4.0 differences
I have one needing to be rebuilt and want to know if it would be advantageous to go with the later model.
Rebuilding The Ford 4.0L Pushrod V6, Doug Anderson, Automotive Rebuilder, April 2001
Of course, with some (a lot of?) work, you could probably get the newer engine to function properly in an older Aerostar but it might involve computer and wiring changes and much more. As cars get newer it gets harder to do swaps because of the increasing integration. What used to be a standalone engine controller now is involved in functions like the transmission, windshield wipers, lighting, instrumentation, etc. This doesn't make things easy for those who like to do swaps and such.
So are you rebuilding you old engine, or getting a junker motor and rebuilding that?
Some problem areas you WILL find have to do with the cylinder heads, and valvetrain. The heads have factory flame hardened seats, which do not hold up. I have pulled these motors apart with just 120,000 miles on them, and all of the exhaust seats are already worn out by that point. There are aftermarket heads that have hardened steel inserts on the intake and exhaust seats which solves the problem. If your old heads aren't cracked, then you can have hardened seats installed, any machinist can do it. Just make sure when comparing the price of new heads versus having seats installed is that the new heads have the inserts. If they don't the heads will eventually wear out and crack just like the stock ones do, but probably faster.
Secondly, a lot of the valvetrain noise is caused by wear in the rockers and pushrods. Ford did not provide those ares with enough lubrication. In most cases you will end up replacing all the pushrods, and you will have to look at the rockers to determine if they need to be replaced as well. There is not a lot that can be done to improve the lubrication issues. But you can prevent of slow down the wear by using better lubricants. For starters, when assembling everything, use a high zinc assembly lube right on the ends of the rods. Also use a break in oil that has a high zinc content. I personally use Joe Gibbs, but I hear that Amsoil makes a great break in oil too. The idea is that the zinc coats and provides a sacrificial protection on the parts. Oil just gets forced out by the pressure, and does not protect the pushrod ends, but zinc has a much higher film strength and will not get pushed out. Avoid moly based lubes, like Royal Purple. Moly can protect parts like pushrods, rockers, and cam lobes, but it can damage engine bearings.
Neither block addresses the valve seat or lube issues, so neither engine is better than the other in terms of reliability. The later motor uses a different piston and a different combustion chamber shape that produces a faster hotter burn, so the computer uses less timing to produce roughly the same amount of power as the old motor, with lower emissions.

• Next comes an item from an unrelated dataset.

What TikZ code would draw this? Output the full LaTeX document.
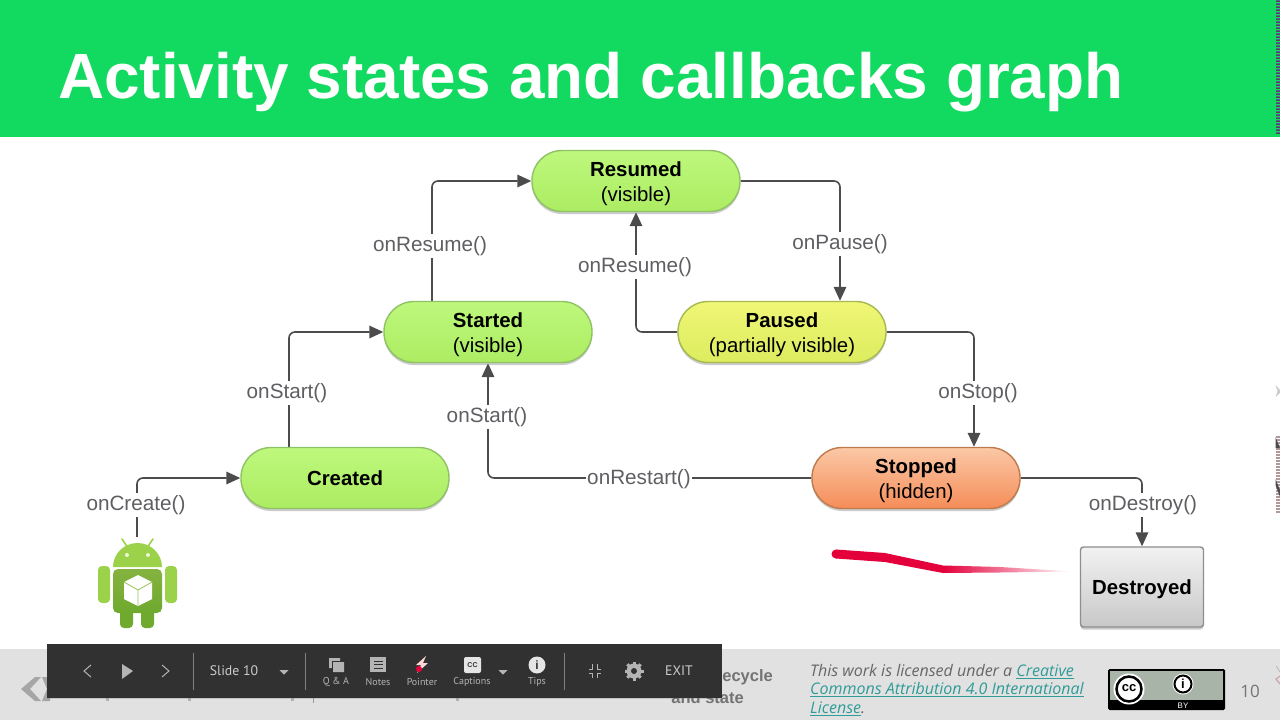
\documentclass[tikz,border=0pt]{standalone}
\usepackage{fontspec}
\setmainfont{Liberation Sans}
\newfontfamily\footfont{Open Sans}
\newfontfamily\barfont{PT Sans}
\usepackage{tikz}
\usetikzlibrary{arrows.meta,positioning,shadows,backgrounds}
\definecolor{titlegreen}{HTML}{12D95F}
\definecolor{linegray}{HTML}{4C4C4C}
\definecolor{labelgray}{HTML}{5F5F63}
\definecolor{footgray}{HTML}{E1E1E1}
\definecolor{bargray}{HTML}{313131}
\definecolor{baricon}{HTML}{B4B4B4}
\definecolor{linkteal}{HTML}{2E9C98}
\definecolor{droid}{HTML}{9CD24A}
\definecolor{droiddark}{HTML}{6FA92E}
\definecolor{penred}{HTML}{E4003A}
\definecolor{badgegray}{HTML}{A9B4A9}
\definecolor{greenedge}{HTML}{8FC265}
\definecolor{greentop}{HTML}{BEF87C}
\definecolor{greenbot}{HTML}{ACEC62}
\definecolor{yellowedge}{HTML}{A4B94F}
\definecolor{yellowtop}{HTML}{F0F676}
\definecolor{yellowbot}{HTML}{DCEC5E}
\definecolor{orangeedge}{HTML}{BE7A4C}
\definecolor{orangetop}{HTML}{FBC8A6}
\definecolor{orangebot}{HTML}{F58D58}
\definecolor{greyedge}{HTML}{8E8E8E}
\definecolor{greytop}{HTML}{F2F2F2}
\definecolor{greybot}{HTML}{C8C8C8}
\newcommand{\twolines}[2]{\rule{0pt}{20.5pt}\textbf{#1}\\#2}
\tikzstyle{arrow}=[draw=linegray,line width=1.6pt,rounded corners=6pt,-{Triangle[length=14pt,width=12.5pt]}]
\tikzstyle{block} =
  [rectangle, draw, line width=1.4pt, text centered, align=center, rounded corners=30pt,
   minimum width=208pt, minimum height=61pt, inner sep=0pt,
   drop shadow={shadow xshift=0pt,shadow yshift=-2.5pt,opacity=.4},
   font=\fontsize{20.4}{24.5}\selectfont]
\tikzstyle{greenblock}=[block, draw=greenedge, top color=greentop, bottom color=greenbot]
\tikzstyle{yellowblock}=[block, draw=yellowedge, top color=yellowtop, bottom color=yellowbot]
\tikzstyle{orangeblock}=[block, draw=orangeedge, top color=orangetop, bottom color=orangebot]
\tikzstyle{endblock}=[block, draw=greyedge, top color=greytop, bottom color=greybot,
  rounded corners=3pt, minimum width=123pt, minimum height=80pt]
\tikzstyle{call}=[text=labelgray, fill=white, inner xsep=1pt, inner ysep=2pt, font=\fontsize{20.7}{24}\selectfont]
\tikzstyle{barlabel}=[text=baricon, inner sep=0pt, font=\barfont\fontsize{10}{12}\selectfont]
\tikzstyle{bartext}=[text=white!80!black, inner sep=0pt, font=\barfont\fontsize{13.8}{16}\selectfont]
\tikzstyle{foothead}=[anchor=east, inner sep=0pt, text=black!55, font=\bfseries\fontsize{16.5}{18}\selectfont]
\begin{document}
\begin{tikzpicture}[x=1pt,y=-1pt]
  \useasboundingbox (0,0) rectangle (1280,720);
  \fill [titlegreen] (0,0) rectangle (1280,137);
  \foreach \y in {0,3,...,132} {
    \fill [gray!70!blue] (1275.5,\y) rectangle (1280,\y+1.2);
    \fill [black!70] (1275.5,\y+1.2) rectangle (1280,\y+2);
  }
  \node [anchor=west, inner sep=0pt, text=white, font=\bfseries\fontsize{63.9}{70}\selectfont] (title)
    at (58,82) {Activity states and callbacks graph};

  \node [greenblock] (resumed) at (636,181) {\twolines{Resumed}{(visible)}};
  \node [greenblock, below of=resumed, node distance=151pt, xshift=-148pt] (started) {\twolines{Started}{(visible)}};
  \node [yellowblock, right of=started, node distance=294pt] (paused) {\twolines{Paused}{(partially visible)}};
  \node [greenblock, below of=started, node distance=146pt, xshift=-143pt] (created) {\textbf{Created}};
  \node [orangeblock, below of=paused, node distance=146pt, xshift=134pt] (stopped) {\twolines{Stopped}{(hidden)}};
  \node [endblock, below of=stopped, node distance=109pt, xshift=226pt] (destroyed) {\rule{0pt}{19pt}\textbf{Destroyed}};

  \node [minimum width=30pt, minimum height=30pt, inner sep=0pt] (android) at (137,552) {};
  \draw [droid, line width=1.6pt, line cap=round] (122,539) -- (128,548) (153,539) -- (147,548);
  \fill [droid, rounded corners=4pt] (98,566) rectangle (110,603) (165,566) rectangle (177,603);
  \fill [droiddark, rounded corners=4pt] (120,605) rectangle (133,628) (141,605) rectangle (154,628);
  \fill [droid] (113,567) arc [start angle=180, end angle=0, x radius=24.5pt, y radius=24pt] -- cycle;
  \fill [white, opacity=.8] (127,555) circle (2pt) (148,555) circle (2pt);
  \shade [top color=droid!85!black, bottom color=droiddark, rounded corners=5pt] (113,569) -- (162,569) -- (162,613) -- (113,613) -- cycle;
  \fill [white] (138,575) -- (152,582) -- (152,599) -- (138,606) -- (124,599) -- (124,582) -- cycle;
  \draw [droid!80!gray, line width=.8pt] (124,582) -- (138,590) -- (152,582) (138,590) -- (138,606);

  \node [call] (oncreate) at (136,505) {onCreate()};
  \node [call] (onstartup) at (287,393) {onStart()};
  \node [call] (onresumeup) at (430,246) {onResume()};
  \node [call] (onresumeback) at (635,267) {onResume()};
  \node [call] (onpause) at (840,244) {onPause()};
  \node [call] (onstartback) at (487,417) {onStart()};
  \node [call] (onrestart) at (639,479) {onRestart()};
  \node [call] (onstop) at (978,393) {onStop()};
  \node [call] (ondestroy) at (1143,505) {onDestroy()};

  \begin{pgfonlayer}{background}
  \fill [white] (0,0) rectangle (1280,720);
  \draw [arrow] (android.north) |- (created.west);
  \draw [arrow] ([xshift=-56pt]created.north) |- (started.west);
  \draw [arrow] ([xshift=-56pt]started.north) |- (resumed.west);
  \draw [arrow] (resumed.east) -| ([xshift=58pt]paused.north);
  \draw [arrow] (paused.west) -| (resumed.south);
  \draw [arrow] (paused.east) -| ([xshift=58pt]stopped.north);
  \draw [arrow] (stopped.west) -| (started.south);
  \draw [arrow] (stopped.east) -| (destroyed.north);
  \end{pgfonlayer}

  \fill [penred] (836,554) circle (4.5pt);
  \fill [penred] (836,549.5) -- (885,553) -- (943,565.5) -- (943,573) -- (885,562) -- (836,558.5) -- cycle;
  \shade [left color=penred, middle color=penred!75!white, right color=white] (943,565.5) -- (1000,567) -- (1072,571.5) -- (1000,572.5) -- (943,573) -- cycle;

  \fill [gray!40] (1275.5,385) -- (1280,390) -- (1280,393) -- (1275.5,397) -- (1277.5,391) -- cycle;
  \foreach \y in {436,439,...,512} \fill [gray!60!pink] (1275.5,\y) rectangle (1280,\y+2);
  \fill [black!70] (1275.5,437) -- (1280,448) -- (1275.5,448) -- cycle (1275.5,485) -- (1280,497) -- (1280,490) -- (1275.5,479) -- cycle;

  \fill [footgray] (0,649) rectangle (1280,720);
  \fill [gray!70] (35,677) -- (21,689) -- (35,701) -- (41,701) -- (30,689) -- (41,677) -- cycle;
  \fill [gray!70] (42,677) -- (50,677) -- (50,701) -- (42,701) -- (47,689) -- cycle;
  \node [foothead] (footone) at (773,677) {ecycle};
  \node [foothead] (foottwo) at (744,698) {and state};
  \node [anchor=north west, inner sep=0pt, align=left, text=black!60, font=\footfont\itshape\fontsize{16}{18.6}\selectfont] (license) at (810,664)
    {This work is licensed under a \textcolor{linkteal}{\underline{Creative}}\\
     \textcolor{linkteal}{\underline{Commons Attribution 4.0 International}}\\
     \textcolor{linkteal}{\underline{License}}.};
  \node [inner sep=0pt, text=black!55, font=\footfont\fontsize{17}{20}\selectfont] (pagenum) at (1250,691) {10};
  \draw [gray!60, line width=.7pt] (1276,666) -- (1280,672);
  \draw [pink!60!gray, line width=1.2pt] (1280,676) -- (1276,679) -- (1280,684);
  \foreach \x in {107,189,292,457} \fill [gray!60] (\x-1.5,698) rectangle (\x+1.5,701);
  \fill [gray!80] (312.5,698) rectangle (313.5,703);

  \fill [black, rounded corners=1.5pt] (1108,669) rectangle (1225,710);
  \fill [badgegray] (1110,671) rectangle (1223,700);
  \fill [white] (1129,689) circle (15.5pt);
  \draw [black, line width=2.5pt] (1129,689) circle (12.5pt);
  \node [inner sep=0pt, font=\bfseries\fontsize{13}{13}\selectfont] (cclogo) at (1129,688) {cc};
  \fill [white] (1183,684) circle (10.5pt);
  \draw [black, line width=2pt] (1183,684) circle (8.5pt);
  \node [inner sep=0pt, font=\bfseries\fontsize{13}{13}\selectfont] (byicon) at (1183,684) {i};
  \node [inner sep=0pt, text=white, font=\fontsize{8}{8}\selectfont] (bylabel) at (1183,705.5) {BY};

  \fill [bargray, drop shadow={shadow xshift=0pt,shadow yshift=-1pt,opacity=.3}] (47,644) rectangle (722,698);
  \draw [baricon, line width=1pt] (91,665) -- (84,671) -- (91,677) (162,665) -- (169,671) -- (162,677);
  \fill [baricon] (122,664) -- (133,671) -- (122,679) -- cycle;
  \foreach \x in {193,305,564} \draw [gray, line width=.6pt] (\x,653) -- (\x,690);
  \node [bartext] (slide) at (234,671) {Slide 10};
  \fill [baricon] (279.5,670) -- (288.5,670) -- (284,674.5) -- cycle;
  \fill [baricon] (498.5,670) -- (507.5,670) -- (503,674.5) -- cycle;
  \node [barlabel] (qa) at (336,682) {Q \& A};
  \node [barlabel] (notes) at (378,682) {Notes};
  \node [barlabel] (pointer) at (422,682) {Pointer};
  \node [barlabel] (captions) at (472,682) {Captions};
  \node [barlabel] (tips) at (537,682) {Tips};
  \node [bartext] (exit) at (679,671) {EXIT};
  \fill [baricon] (329,658) rectangle (340,668) (333,662) rectangle (344,672);
  \draw [bargray, line width=.8pt] (332.5,661.5) rectangle (345,673);
  \fill [baricon] (370,657) rectangle (386,672);
  \draw [bargray, line width=1pt] (374,661) -- (383,661) (374,664.5) -- (383,664.5) (374,668) -- (383,668);
  \fill [white!85!red] (426,656) -- (416,665) -- (421,665) -- (417,673) -- (428,663) -- (423,663) -- cycle;
  \fill [penred] (419,669) circle (3pt);
  \fill [white!90!black, rounded corners=2pt] (464,657) rectangle (481,673);
  \node [inner sep=0pt, text=bargray, font=\bfseries\fontsize{7}{7}\selectfont] (cc) at (472.5,665) {CC};
  \fill [white!90!black] (537,665) circle (8.5pt);
  \node [inner sep=0pt, text=bargray, font=\bfseries\fontsize{12}{12}\selectfont] (info) at (537,665) {i};
  \draw [baricon, line width=1pt] (592,664) -- (592,669) -- (589,669) (597,664) -- (597,669) -- (601,669)
    (592,678) -- (592,673) -- (589,673) (597,678) -- (597,673) -- (601,673);
  \foreach \a in {0,45,...,315} \draw [baricon, line width=3pt] (634,671) -- ++(\a:9.5pt);
  \fill [baricon] (634,671) circle (7.5pt);
  \fill [bargray] (634,671) circle (3pt);
\end{tikzpicture}
\end{document}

If you use the later motor on the older computer, the excessive timing causes knocking and pinging and the motor will melt its own pistons.
I recently rebuilt a 4.0L. I used a 1997 block because the '95 block was junk (had something wrong with one of the cylinders, had scuffing and damage), but '95 heads. I had to buy new '95 Pistons because the old ones had aluminum shrapnel embedded in them (hence the scuffing). I used the '95 crank and rods, but the '97 camshaft. Anyway, long story short, there are not a lot of differences other than the heads and pistons. Same motor otherwise. The motor went back into my mom's '95 Aerostar.